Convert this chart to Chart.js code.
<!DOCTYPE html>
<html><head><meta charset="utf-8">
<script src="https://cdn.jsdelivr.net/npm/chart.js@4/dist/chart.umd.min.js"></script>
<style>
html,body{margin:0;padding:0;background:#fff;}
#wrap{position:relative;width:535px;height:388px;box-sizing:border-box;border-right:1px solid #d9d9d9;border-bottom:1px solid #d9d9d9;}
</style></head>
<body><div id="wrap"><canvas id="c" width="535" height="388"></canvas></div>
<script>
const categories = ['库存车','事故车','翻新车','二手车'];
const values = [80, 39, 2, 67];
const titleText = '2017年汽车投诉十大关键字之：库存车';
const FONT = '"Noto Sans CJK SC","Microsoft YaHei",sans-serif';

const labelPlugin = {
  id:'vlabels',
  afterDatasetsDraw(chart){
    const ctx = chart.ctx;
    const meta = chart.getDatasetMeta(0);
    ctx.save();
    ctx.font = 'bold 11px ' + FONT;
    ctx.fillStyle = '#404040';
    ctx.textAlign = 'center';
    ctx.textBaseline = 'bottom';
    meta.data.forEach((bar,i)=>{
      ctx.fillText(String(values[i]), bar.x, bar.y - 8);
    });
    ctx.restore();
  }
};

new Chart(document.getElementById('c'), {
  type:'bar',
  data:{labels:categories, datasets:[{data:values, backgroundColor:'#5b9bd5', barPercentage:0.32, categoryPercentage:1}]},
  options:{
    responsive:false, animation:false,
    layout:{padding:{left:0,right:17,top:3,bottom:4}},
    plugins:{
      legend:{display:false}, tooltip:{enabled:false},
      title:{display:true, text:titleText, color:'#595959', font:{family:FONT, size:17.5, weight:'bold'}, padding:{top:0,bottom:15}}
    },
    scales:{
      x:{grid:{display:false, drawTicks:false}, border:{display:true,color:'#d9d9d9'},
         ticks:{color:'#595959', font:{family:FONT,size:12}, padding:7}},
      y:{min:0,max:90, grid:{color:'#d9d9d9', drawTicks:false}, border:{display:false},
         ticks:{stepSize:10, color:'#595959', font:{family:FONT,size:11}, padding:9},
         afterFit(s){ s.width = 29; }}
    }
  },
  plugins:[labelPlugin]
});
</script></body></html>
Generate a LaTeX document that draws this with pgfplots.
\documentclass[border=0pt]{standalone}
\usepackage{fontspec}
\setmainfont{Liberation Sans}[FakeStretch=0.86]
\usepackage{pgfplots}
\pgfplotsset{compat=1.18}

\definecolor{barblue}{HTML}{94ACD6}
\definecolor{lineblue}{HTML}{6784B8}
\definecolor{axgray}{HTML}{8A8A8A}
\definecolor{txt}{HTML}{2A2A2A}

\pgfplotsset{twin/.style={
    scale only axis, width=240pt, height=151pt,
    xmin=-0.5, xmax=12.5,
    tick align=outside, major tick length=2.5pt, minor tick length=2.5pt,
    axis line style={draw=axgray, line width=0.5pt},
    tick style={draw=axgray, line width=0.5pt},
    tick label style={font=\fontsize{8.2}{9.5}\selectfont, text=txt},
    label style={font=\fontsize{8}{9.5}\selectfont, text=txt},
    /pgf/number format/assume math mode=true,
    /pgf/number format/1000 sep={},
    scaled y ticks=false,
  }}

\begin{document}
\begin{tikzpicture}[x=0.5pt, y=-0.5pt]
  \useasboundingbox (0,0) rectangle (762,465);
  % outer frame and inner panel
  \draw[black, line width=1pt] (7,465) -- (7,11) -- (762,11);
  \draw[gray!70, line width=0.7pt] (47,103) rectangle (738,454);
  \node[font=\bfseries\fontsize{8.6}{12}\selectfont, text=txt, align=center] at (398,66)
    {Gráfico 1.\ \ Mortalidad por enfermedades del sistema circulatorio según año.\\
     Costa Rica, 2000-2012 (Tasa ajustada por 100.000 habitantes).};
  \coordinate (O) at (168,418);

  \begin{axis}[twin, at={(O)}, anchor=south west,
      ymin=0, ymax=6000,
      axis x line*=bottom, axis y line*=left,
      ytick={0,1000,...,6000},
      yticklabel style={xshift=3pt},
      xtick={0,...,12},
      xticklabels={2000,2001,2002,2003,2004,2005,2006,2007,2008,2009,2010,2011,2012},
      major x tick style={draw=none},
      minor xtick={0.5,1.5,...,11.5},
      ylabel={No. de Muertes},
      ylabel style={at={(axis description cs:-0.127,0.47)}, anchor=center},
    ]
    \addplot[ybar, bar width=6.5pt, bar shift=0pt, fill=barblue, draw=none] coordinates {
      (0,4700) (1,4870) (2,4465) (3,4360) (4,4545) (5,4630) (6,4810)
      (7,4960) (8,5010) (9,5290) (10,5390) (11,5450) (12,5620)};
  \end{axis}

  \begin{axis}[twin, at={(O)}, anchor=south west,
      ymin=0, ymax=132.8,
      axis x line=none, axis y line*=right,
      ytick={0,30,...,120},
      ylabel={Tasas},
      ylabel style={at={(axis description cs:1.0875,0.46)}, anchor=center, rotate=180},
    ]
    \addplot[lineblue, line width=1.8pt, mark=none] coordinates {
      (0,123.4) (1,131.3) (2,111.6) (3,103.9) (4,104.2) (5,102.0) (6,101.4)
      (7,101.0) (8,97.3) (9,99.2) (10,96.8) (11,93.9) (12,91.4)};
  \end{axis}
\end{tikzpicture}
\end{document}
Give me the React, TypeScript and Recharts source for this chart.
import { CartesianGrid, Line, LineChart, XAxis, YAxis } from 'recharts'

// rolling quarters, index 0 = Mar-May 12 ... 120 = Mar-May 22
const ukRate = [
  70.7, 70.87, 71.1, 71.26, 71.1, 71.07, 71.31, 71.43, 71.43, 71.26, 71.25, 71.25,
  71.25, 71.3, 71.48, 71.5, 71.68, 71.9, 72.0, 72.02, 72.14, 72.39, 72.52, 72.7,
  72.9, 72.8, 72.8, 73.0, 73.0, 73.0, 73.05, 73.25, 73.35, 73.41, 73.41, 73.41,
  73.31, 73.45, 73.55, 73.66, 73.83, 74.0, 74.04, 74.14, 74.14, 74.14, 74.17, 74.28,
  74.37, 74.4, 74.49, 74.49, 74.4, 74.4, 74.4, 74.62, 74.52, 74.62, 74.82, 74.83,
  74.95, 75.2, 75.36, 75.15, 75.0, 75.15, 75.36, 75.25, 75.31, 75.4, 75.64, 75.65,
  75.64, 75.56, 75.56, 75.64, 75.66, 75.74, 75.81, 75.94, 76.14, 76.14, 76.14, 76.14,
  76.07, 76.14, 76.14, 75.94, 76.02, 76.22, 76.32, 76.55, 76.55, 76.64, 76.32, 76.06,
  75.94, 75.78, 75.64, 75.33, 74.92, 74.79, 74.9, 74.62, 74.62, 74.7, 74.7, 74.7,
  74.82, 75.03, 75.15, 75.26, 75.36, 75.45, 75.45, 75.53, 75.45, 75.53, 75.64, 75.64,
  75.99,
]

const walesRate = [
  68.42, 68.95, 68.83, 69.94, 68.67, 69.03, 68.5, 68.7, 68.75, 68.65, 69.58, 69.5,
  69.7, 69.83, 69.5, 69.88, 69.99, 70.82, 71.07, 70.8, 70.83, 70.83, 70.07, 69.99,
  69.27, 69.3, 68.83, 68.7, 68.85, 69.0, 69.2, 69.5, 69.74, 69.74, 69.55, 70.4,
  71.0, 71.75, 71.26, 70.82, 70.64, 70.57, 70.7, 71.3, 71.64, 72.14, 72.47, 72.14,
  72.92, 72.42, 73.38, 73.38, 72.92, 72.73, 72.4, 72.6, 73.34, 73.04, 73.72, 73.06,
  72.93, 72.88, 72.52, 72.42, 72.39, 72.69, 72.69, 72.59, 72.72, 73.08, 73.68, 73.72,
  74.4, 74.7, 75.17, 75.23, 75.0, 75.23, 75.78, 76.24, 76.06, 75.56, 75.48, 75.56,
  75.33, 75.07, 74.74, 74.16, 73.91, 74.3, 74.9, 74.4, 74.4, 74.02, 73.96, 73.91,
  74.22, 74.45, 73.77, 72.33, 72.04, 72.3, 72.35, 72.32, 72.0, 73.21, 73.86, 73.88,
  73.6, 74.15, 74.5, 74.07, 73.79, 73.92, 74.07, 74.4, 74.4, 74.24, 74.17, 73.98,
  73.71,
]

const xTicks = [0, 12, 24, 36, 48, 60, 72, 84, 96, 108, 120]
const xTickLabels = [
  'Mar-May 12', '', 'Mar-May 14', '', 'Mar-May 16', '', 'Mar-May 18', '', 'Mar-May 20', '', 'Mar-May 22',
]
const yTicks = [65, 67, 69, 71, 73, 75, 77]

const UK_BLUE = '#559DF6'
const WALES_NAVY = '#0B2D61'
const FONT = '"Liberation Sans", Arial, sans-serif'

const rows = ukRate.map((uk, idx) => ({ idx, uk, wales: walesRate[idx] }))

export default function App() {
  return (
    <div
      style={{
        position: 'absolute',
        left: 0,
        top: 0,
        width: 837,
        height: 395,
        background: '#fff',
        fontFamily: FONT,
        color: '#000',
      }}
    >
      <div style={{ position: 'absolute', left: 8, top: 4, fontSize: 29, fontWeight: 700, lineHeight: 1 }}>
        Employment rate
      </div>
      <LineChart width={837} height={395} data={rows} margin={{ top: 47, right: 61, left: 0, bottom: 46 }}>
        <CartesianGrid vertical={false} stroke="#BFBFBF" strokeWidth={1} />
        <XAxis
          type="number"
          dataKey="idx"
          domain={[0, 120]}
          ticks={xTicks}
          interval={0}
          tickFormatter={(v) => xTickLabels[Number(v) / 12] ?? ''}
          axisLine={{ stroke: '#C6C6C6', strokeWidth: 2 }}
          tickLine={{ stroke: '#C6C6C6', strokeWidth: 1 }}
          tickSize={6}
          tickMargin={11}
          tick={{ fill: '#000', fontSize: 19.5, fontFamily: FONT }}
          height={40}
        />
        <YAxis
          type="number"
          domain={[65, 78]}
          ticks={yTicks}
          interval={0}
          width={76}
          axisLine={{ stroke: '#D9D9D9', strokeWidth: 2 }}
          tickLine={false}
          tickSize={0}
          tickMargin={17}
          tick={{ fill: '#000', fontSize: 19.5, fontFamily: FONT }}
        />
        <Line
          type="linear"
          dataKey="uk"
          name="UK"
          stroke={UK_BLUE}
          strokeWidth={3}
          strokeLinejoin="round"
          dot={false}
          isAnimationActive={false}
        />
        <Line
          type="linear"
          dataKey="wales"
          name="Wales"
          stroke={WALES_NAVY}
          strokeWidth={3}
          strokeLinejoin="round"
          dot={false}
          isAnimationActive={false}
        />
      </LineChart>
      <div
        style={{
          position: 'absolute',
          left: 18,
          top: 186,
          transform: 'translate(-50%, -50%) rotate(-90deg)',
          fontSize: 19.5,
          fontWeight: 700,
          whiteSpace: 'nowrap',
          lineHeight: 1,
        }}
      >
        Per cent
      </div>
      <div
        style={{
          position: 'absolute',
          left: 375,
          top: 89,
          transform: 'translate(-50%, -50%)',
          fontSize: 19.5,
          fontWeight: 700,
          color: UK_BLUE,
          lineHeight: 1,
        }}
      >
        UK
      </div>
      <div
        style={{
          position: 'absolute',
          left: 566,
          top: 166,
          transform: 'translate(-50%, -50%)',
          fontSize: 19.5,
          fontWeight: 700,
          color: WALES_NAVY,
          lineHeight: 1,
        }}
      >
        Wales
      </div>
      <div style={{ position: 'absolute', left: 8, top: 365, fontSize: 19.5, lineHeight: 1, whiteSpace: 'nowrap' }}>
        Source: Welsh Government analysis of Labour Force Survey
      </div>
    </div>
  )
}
◆ ◆ ◆ ◆ ◆
> Prompt: Select every line of the material above holding the word "this" and copy it.

> Task response:
Convert this chart to Chart.js code.
Generate a LaTeX document that draws this with pgfplots.
Give me the React, TypeScript and Recharts source for this chart.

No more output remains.